After you've read through the line items, calculate your effective rate. This is the single number that tells you what you're actually paying, all-in.

Effective rate = total processing fees ÷ total processing volume

If you processed $100,000 in volume and your total fees (interchange + markup + assessments + other fees) were $2,450, your effective rate is 2.45%.

The effective rate is what lets you compare apples to apples across processors, pricing models, and time periods. A processor might advertise a markup of 0.20% + $0.08, but if your effective rate is 2.8%, something in the fee structure is driving the total higher than the headline number suggests.

Track your effective rate month over month. If it drifts upward and your transaction mix hasn't changed, your processor has made an adjustment somewhere. The line items will tell you where.

What to do with this information

Reading your statement is step one. Here's what comes next:

Compare your markup to market rates. For a merchant processing $50K–$500K/month in e-commerce volume, a competitive interchange-plus markup in 2026 is roughly 0.15–0.35% + $0.05–$0.15 per transaction, depending on your risk profile and average transaction size. If your markup is significantly above that range, it's worth negotiating or shopping.

Check for downgrades.
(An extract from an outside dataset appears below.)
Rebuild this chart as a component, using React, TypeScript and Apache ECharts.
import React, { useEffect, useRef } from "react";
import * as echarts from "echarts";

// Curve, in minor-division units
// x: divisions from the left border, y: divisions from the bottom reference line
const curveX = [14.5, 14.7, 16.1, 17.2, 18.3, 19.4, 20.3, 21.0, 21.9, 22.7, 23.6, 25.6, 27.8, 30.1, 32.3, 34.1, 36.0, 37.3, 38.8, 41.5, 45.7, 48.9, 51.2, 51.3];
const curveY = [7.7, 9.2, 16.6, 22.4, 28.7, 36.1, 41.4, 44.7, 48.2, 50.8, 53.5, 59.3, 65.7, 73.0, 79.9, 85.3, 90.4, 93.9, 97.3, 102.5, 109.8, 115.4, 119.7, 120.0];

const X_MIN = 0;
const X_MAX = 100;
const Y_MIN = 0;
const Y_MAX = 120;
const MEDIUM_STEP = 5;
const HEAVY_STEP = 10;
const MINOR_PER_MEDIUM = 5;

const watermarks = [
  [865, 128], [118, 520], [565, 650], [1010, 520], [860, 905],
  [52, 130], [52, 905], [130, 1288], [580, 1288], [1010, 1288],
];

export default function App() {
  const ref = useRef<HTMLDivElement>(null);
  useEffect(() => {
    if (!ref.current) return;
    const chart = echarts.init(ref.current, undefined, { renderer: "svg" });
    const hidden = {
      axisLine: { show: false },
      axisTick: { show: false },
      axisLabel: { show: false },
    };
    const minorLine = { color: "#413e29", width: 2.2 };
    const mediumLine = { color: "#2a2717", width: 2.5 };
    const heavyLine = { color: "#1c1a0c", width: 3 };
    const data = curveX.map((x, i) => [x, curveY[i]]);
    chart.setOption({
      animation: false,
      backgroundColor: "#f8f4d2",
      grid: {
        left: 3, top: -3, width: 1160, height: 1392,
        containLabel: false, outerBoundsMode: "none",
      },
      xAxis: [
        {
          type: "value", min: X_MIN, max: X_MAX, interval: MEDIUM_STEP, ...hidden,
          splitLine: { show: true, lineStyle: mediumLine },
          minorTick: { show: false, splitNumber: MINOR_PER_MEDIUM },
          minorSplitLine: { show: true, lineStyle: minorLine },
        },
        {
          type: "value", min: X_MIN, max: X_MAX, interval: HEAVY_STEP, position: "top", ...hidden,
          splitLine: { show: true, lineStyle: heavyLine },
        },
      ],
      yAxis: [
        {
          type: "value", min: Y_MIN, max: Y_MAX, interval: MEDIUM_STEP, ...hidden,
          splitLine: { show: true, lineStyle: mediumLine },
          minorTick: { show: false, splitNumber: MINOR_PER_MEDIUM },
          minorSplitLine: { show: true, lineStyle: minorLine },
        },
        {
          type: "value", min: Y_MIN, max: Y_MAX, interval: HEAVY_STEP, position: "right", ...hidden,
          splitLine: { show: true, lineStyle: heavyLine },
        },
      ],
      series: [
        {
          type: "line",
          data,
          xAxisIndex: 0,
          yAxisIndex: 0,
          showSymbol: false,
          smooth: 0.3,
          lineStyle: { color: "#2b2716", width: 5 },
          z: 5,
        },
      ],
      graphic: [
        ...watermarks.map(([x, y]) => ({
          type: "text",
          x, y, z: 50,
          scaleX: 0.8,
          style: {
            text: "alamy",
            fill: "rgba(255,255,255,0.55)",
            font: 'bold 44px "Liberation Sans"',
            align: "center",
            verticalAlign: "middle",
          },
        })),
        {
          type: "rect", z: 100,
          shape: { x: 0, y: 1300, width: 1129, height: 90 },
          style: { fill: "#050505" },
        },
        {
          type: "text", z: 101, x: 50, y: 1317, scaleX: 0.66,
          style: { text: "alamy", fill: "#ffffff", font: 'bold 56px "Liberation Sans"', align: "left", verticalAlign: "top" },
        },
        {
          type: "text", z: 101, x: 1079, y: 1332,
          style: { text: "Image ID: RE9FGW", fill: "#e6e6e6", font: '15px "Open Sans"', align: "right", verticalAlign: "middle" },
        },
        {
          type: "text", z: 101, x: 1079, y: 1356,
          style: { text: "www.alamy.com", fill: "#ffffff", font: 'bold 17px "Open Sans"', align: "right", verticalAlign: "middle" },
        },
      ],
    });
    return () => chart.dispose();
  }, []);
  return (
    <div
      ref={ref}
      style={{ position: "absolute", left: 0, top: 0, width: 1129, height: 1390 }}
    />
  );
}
If more than 5–10% of your transactions are hitting the highest interchange categories, your processing setup may have a configuration issue — missing Level 2/Level 3 data, incorrect MCC code, or late batching. These are fixable.

Audit the "other fees" section. Every fee should have a corresponding service. If you're paying a PCI compliance fee but handling PCI yourself, that's a charge to challenge. If you're paying a gateway fee but using your own gateway, same thing.

Read the fine print on your next statement. Processors are required to notify you of fee changes, but the notifications can be a single paragraph at the bottom of the statement. Read it every month. The five minutes it takes is cheaper than the $2,000 increase you'll miss if you don't.

Your processing statement isn't a bill you have to accept as-is. It's a negotiation document. The more you understand what's on it, the more leverage you have.